Traditional ingredients are cold chicken breast, often diced, tomato (cherry tomatoes are good), green beans, tiny potatoes, cheese (sometimes blue, sometimes cheddar), avocado, bacon bits, sometimes artichoke hearts.

Cobb used French dressing on his salad but use your imagination. I think a good vinaigrette is nice because it accents the flavor of the ingredients without overwhelming them. But restaurants frequently offer a choice, so feel free to use ranch, blue cheese, Italian, honey-mustard, whatever suits.

Salade Niçoise

Whereas Cobb features chicken, salade Niçoise is built around tuna. I like to do it with high quality canned albacore in water.

Olives are also traditional, but I omit them because olives are on the short list of things I just don’t eat. But tiny baby potatoes, peeled, boiled, and cut in quarters if necessary, green beans, hard-boiled eggs are all common. I sometimes add asparagus.

Here’s a vinaigrette that I frequently use (enough for two individual salads):

Scant quarter cup chives, or substitute tops only of scallions

2 Tbsp. white wine vinegar

1 small shallot, roughly chopped

½ tsp. honey   

½ tsp. Dijon mustard

½ cup vegetable oil

2 Tbsp. olive oil

Put it all in the food processor and whirl until greens are absorbed into dressing.

When the potatoes are warm, pour a small bit of vinaigrette on them. Also dress the greens lightly that you use on the plate. Drizzle remaining dressing over the salad.

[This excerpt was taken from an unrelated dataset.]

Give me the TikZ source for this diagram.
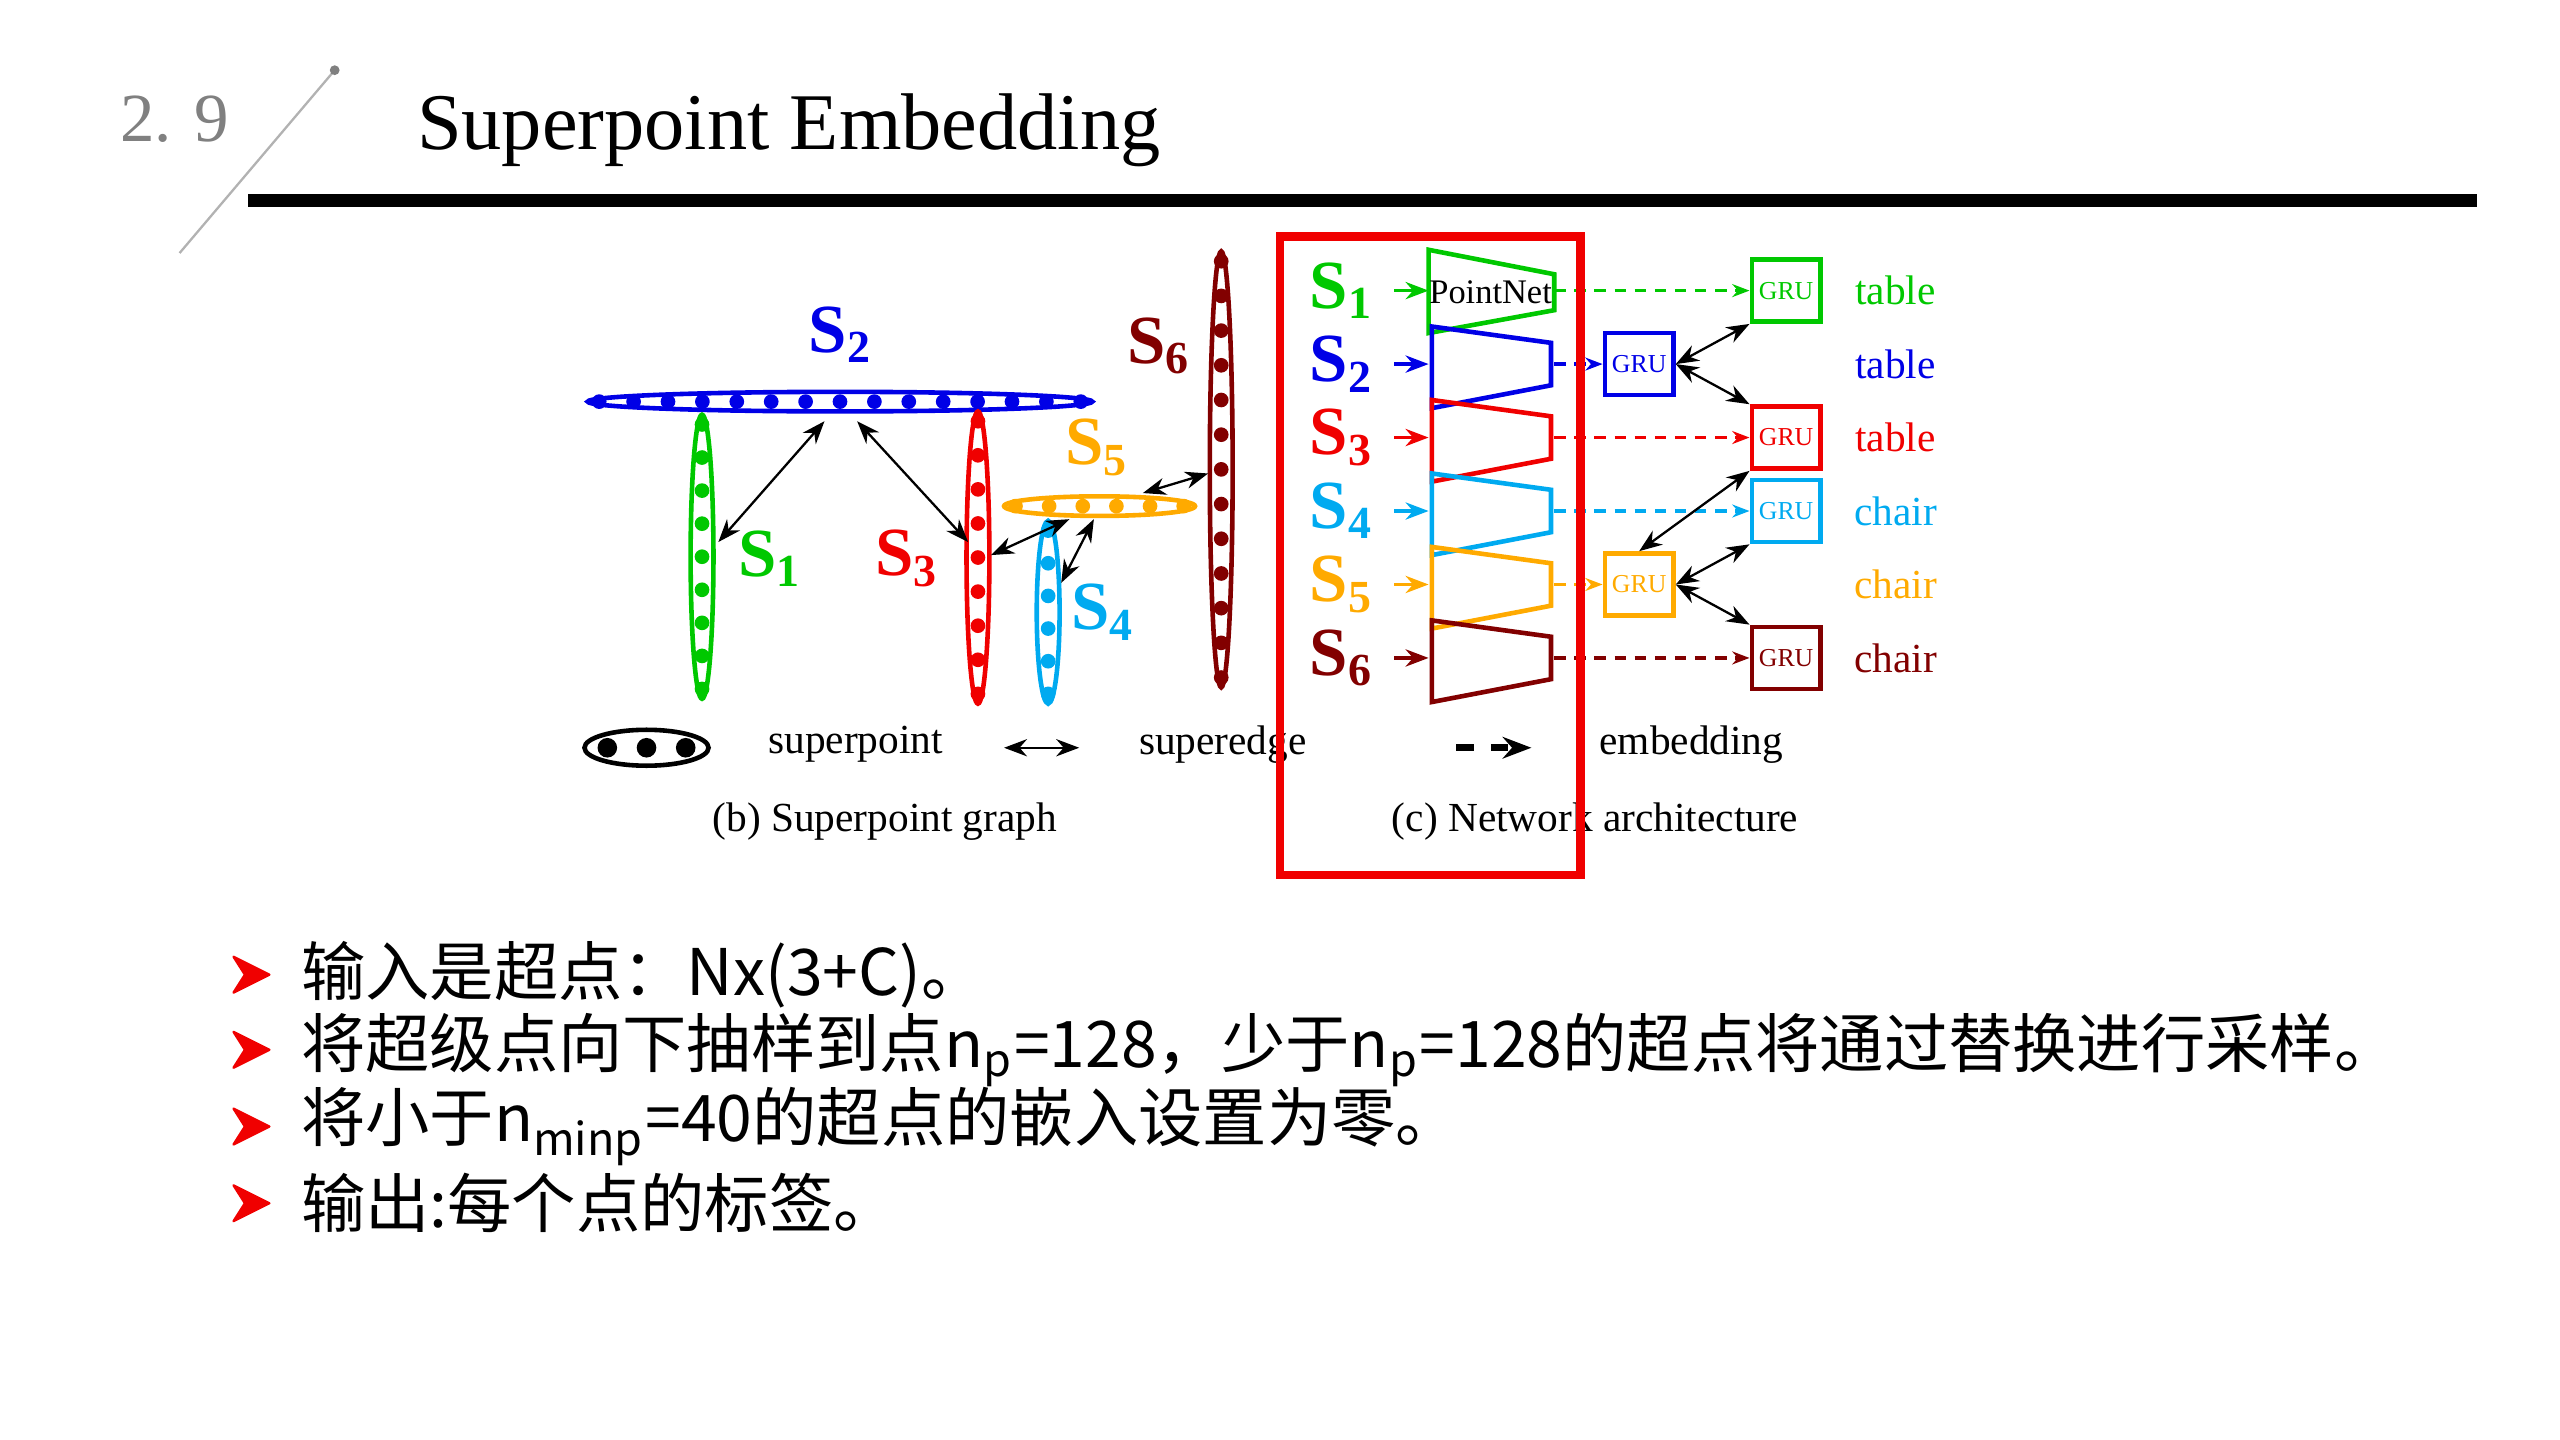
\documentclass[tikz,border=0pt]{standalone}
\usepackage{fontspec}
\setmainfont{Liberation Serif}
\newfontfamily\cjk{Noto Sans CJK SC}
\usetikzlibrary{arrows.meta}
\definecolor{cgreen}{RGB}{0,200,0}
\definecolor{cblue}{RGB}{0,0,230}
\definecolor{cred}{RGB}{240,0,0}
\definecolor{ccyan}{RGB}{0,170,240}
\definecolor{corange}{RGB}{255,170,0}
\definecolor{cdark}{RGB}{130,0,0}
\tikzset{
  edge/.style={<->,>={Stealth[length=4pt]},thin},
  slab/.style={font=\fontsize{12}{12}\selectfont\bfseries},
  txt/.style={font=\fontsize{7.2}{8}\selectfont},
  gru/.style={draw,thick,minimum width=0.42cm,minimum height=0.38cm,inner sep=0pt,font=\fontsize{4.5}{5}\selectfont},
  emb/.style={dash pattern=on 2pt off 1.5pt,semithick,->,>={Stealth[length=3pt]}},
  bul/.style={anchor=west,font=\cjk\fontsize{11.2}{12}\selectfont},
}
\newcommand{\sname}[1]{S\textsubscript{\bfseries #1}}
\newcommand{\spv}[5]{% vertical superpoint: color, x, y1, y2, count
  \pgfmathsetmacro{\cy}{(#3+#4)/2}\pgfmathsetmacro{\ry}{(#4-#3)/2+6}
  \draw[#1,thick] (#2,\cy) ellipse [x radius=7,y radius=\ry];
  \foreach \k in {0,...,#5}{\fill[#1] (#2,{#3+\k*(#4-#3)/#5}) circle (4.5);}}
\newcommand{\sph}[5]{% horizontal superpoint: color, y, x1, x2, count
  \pgfmathsetmacro{\cx}{(#3+#4)/2}\pgfmathsetmacro{\rx}{(#4-#3)/2+7}
  \draw[#1,thick] (\cx,#2) ellipse [x radius=\rx,y radius=6];
  \foreach \k in {0,...,#5}{\fill[#1] ({#3+\k*(#4-#3)/#5},#2) circle (4.5);}}
\begin{document}
\begin{tikzpicture}[x=0.01cm,y=-0.01cm]
\useasboundingbox (0,0) rectangle (1568,882);
% title
\node (num) at (107,73) {\fontsize{12}{12}\selectfont\color{gray}2. 9};
\draw[gray!60] (110,155) -- (205,43);
\fill[gray] (205,43) circle (3);
\node (title) [anchor=west] at (243,80) {\fontsize{14}{14}\selectfont Superpoint Embedding};
\draw[line width=2.2pt] (152,123) -- (1517,123);
% (b) superpoint graph
\sph{cblue}{246}{367}{662}{14}
\spv{cgreen}{430}{260}{422}{8}
\spv{cred}{599}{258}{425}{8}
\spv{ccyan}{642}{325}{425}{5}
\sph{corange}{310}{622}{725}{5}
\spv{cdark}{748}{160}{415}{12}
\node (s2) [slab,cblue] at (515,205) {\sname{2}};
\node (s1) [slab,cgreen] at (472,342) {\sname{1}};
\node (s3) [slab,cred] at (556,342) {\sname{3}};
\node (s4) [slab,ccyan] at (676,375) {\sname{4}};
\node (s5) [slab,corange] at (672,274) {\sname{5}};
\node (s6) [slab,cdark] at (710,212) {\sname{6}};
\coordinate (a1) at (440,332); \coordinate (a2) at (505,258);
\coordinate (b1) at (525,258); \coordinate (b2) at (593,332);
\coordinate (c1) at (607,340); \coordinate (c2) at (655,318);
\coordinate (d1) at (650,357); \coordinate (d2) at (670,318);
\coordinate (e1) at (700,302); \coordinate (e2) at (740,290);
\draw[edge] (a1) -- (a2);
\draw[edge] (b1) -- (b2);
\draw[edge] (c1) -- (c2);
\draw[edge] (d1) -- (d2);
\draw[edge] (e1) -- (e2);
% legend
\draw[thick] (396,458) ellipse [x radius=38,y radius=11];
\foreach \x in {372,396,420} \fill (\x,458) circle (6);
\node (lsp) [txt] at (524,456) {superpoint};
\coordinate (l1) at (615,458); \coordinate (l2) at (661,458);
\draw[edge] (l1) -- (l2);
\node (lse) [txt] at (749,456) {superedge};
\coordinate (m1) at (892,458); \coordinate (m2) at (938,458);
\draw[dashed,very thick,->,>={Stealth[length=5pt]}] (m1) -- (m2);
\node (lem) [txt] at (1036,456) {embedding};
\node (capb) [txt] at (542,503) {(b) Superpoint graph};
\node (capc) [txt] at (977,503) {(c) Network architecture};
% (c) network
\draw[cgreen,thick] (875,153) -- (952,168) -- (952,190) -- (875,204) -- cycle;
\node (pn) at (913,179) {\fontsize{6}{6}\selectfont PointNet};
\foreach \c/\y/\i in {cblue/223/2,cred/268/3,ccyan/313/4,corange/358/5,cdark/403/6}
  \draw[\c,thick] (877,\y-23) -- (950,\y-13) -- (950,\y+13) -- (877,\y+27) -- cycle;
\foreach \c/\y/\i in {cgreen/178/1,cblue/223/2,cred/268/3,ccyan/313/4,corange/358/5,cdark/403/6}{
  \node (n\i) [slab,\c] at (822,\y) {\sname{\i}};
  \coordinate (t\i) at (875,\y);
  \draw[\c,semithick,->,>={Stealth[length=4pt]}] (n\i) -- (t\i);
}
\node (g1) [gru,cgreen] at (1094,178) {GRU};
\node (g2) [gru,cblue] at (1004,223) {GRU};
\node (g3) [gru,cred] at (1094,268) {GRU};
\node (g4) [gru,ccyan] at (1094,313) {GRU};
\node (g5) [gru,corange] at (1004,358) {GRU};
\node (g6) [gru,cdark] at (1094,403) {GRU};
\foreach \c/\y/\i in {cgreen/178/1,cblue/223/2,cred/268/3,ccyan/313/4,corange/358/5,cdark/403/6}{
  \coordinate (o\i) at (952,\y);
  \draw[emb,\c] (o\i) -- (g\i);
}
\draw[edge] (g2.east) -- (g1.south west);
\draw[edge] (g2.east) -- (g3.north west);
\draw[edge] (g5.east) -- (g4.south west);
\draw[edge] (g5.east) -- (g6.north west);
\draw[edge] (g3.south west) -- (g5.north);
\foreach \c/\y/\w in {cgreen/178/table,cblue/223/table,cred/268/table,ccyan/313/chair,corange/358/chair,cdark/403/chair}
  \node (lab\y) [txt,\c] at (1161,\y) {\w};
\draw[cred,line width=1.5pt] (784,145) rectangle (968,536);
% bullets
\foreach \y in {597,643,690,737}
  \draw[cred,fill=cred,line join=round] (143,\y-11) -- (165,\y) -- (143,\y+11) -- (150,\y) -- cycle;
\node (t1) [bul] at (172,597) {输入是超点：Nx(3+C)。};
\node (t2) [bul] at (172,643) {将超级点向下抽样到点n\textsubscript{p}=128，少于n\textsubscript{p}=128的超点将通过替换进行采样。};
\node (t3) [bul] at (172,690) {将小于n\textsubscript{minp}=40的超点的嵌入设置为零。};
\node (t4) [bul] at (172,737) {输出:每个点的标签。};
\end{tikzpicture}
\end{document}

The following two dressings are good on Cobb salads or salade Noicoise as well as a plain green salad.

Avocado salad dressing

1 lg. avocado, soft, ready to use; peeled and cut into chunks; it’s a good idea to mash it with a fork to make it easier to blend; if you don’t, chunks keep reappearing.

2 tsp. lemon juice

½ cup. Greek yogurt

Hot sauce to taste--I sprinkle a few drops

1/4 cup olive oil

2 garlic cloves

3/4 tsp. salt

Throw it all in the food processor.



Creamy blue cheese salad dressing

2 Tbsp. each mayonnaise, sour cream, and buttermilk

1 tsp. lemon juice

¼ tsp. pepper

¼ tsp. Kosher salt

1 anchovy fillet, mashed (optional)

Blue cheese – 2-3 Tbsp. to taste

1 finely chopped scallion

Mix all ingredients, adding cheese and scallion last. If dressing is too thick, sparingly add more buttermilk.

This is classic for wedge salads but also good on torn leaf lettuce and any number of other good things.